Recorded data:

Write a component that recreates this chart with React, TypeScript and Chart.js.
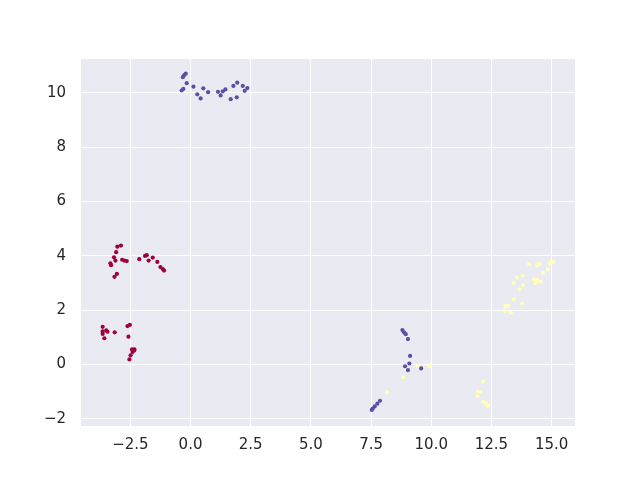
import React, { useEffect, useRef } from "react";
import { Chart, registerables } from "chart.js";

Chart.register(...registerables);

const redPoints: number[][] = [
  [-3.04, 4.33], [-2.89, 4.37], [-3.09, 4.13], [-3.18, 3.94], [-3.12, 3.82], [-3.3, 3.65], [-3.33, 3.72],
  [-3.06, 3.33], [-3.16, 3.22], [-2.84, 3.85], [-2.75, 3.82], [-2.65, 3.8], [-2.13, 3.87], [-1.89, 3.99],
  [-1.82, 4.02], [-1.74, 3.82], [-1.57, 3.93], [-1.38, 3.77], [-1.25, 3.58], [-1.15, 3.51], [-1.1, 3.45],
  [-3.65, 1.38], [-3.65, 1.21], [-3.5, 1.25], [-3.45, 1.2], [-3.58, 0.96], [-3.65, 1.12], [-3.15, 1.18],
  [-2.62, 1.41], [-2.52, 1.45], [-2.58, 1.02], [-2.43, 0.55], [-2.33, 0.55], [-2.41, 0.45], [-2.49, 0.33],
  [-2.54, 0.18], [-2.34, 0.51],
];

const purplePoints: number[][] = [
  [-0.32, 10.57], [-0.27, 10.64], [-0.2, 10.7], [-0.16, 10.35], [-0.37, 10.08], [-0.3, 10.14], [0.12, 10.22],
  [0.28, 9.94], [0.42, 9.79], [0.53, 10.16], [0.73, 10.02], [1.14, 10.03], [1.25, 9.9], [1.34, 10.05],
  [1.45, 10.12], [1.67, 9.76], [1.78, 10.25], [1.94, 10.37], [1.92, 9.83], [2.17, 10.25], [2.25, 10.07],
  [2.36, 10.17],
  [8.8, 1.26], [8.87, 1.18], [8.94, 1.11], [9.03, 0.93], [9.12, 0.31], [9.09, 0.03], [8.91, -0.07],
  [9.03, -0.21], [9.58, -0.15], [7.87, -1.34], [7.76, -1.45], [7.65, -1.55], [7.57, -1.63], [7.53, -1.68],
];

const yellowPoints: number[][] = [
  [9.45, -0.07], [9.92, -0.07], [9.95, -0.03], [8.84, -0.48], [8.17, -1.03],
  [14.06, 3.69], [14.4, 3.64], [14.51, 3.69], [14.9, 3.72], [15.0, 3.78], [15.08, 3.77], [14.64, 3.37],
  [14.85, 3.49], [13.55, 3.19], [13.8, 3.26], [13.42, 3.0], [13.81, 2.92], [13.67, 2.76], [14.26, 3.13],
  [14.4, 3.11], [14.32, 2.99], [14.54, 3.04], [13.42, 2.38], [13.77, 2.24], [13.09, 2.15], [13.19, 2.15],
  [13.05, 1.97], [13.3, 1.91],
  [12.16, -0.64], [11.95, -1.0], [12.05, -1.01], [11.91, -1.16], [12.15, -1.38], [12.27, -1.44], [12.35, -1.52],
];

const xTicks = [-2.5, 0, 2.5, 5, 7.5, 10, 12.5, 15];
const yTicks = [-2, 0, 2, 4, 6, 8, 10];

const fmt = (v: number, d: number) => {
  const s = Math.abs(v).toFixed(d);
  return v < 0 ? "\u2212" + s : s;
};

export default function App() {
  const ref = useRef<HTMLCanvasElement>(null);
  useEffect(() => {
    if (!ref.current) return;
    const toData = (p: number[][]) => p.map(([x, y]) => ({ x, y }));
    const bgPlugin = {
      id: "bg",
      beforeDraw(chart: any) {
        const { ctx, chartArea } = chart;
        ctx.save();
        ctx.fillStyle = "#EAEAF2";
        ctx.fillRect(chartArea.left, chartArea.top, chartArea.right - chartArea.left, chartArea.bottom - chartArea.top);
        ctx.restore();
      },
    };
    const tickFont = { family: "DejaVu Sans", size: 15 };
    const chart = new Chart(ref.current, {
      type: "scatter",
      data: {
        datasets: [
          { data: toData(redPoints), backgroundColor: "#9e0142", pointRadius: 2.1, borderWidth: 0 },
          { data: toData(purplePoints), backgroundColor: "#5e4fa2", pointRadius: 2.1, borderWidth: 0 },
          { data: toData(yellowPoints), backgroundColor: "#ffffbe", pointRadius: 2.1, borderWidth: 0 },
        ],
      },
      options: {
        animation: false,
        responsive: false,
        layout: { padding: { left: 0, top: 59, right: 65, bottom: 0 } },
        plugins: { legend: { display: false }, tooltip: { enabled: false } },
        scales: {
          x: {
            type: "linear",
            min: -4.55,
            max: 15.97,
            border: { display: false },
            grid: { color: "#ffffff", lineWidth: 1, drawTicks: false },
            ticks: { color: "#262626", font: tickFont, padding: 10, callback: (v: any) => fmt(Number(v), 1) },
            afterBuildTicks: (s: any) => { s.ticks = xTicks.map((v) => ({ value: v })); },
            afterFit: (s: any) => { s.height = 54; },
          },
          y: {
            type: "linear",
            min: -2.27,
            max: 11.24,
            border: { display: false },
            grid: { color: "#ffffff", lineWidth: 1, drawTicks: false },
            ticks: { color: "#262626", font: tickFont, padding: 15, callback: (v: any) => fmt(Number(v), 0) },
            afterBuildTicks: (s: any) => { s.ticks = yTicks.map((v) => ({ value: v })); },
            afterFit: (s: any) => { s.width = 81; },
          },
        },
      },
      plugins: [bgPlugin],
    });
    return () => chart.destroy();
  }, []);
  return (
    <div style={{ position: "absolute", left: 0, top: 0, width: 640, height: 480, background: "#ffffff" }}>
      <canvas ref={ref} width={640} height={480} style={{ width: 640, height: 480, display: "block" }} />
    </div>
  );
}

Objective: Omit the pictures, then repeat exactly each line from the beginning of the listing through the line with "Chart.register(...registerables);".

The output:
Write a component that recreates this chart with React, TypeScript and Chart.js.
import React, { useEffect, useRef } from "react";
import { Chart, registerables } from "chart.js";

Chart.register(...registerables);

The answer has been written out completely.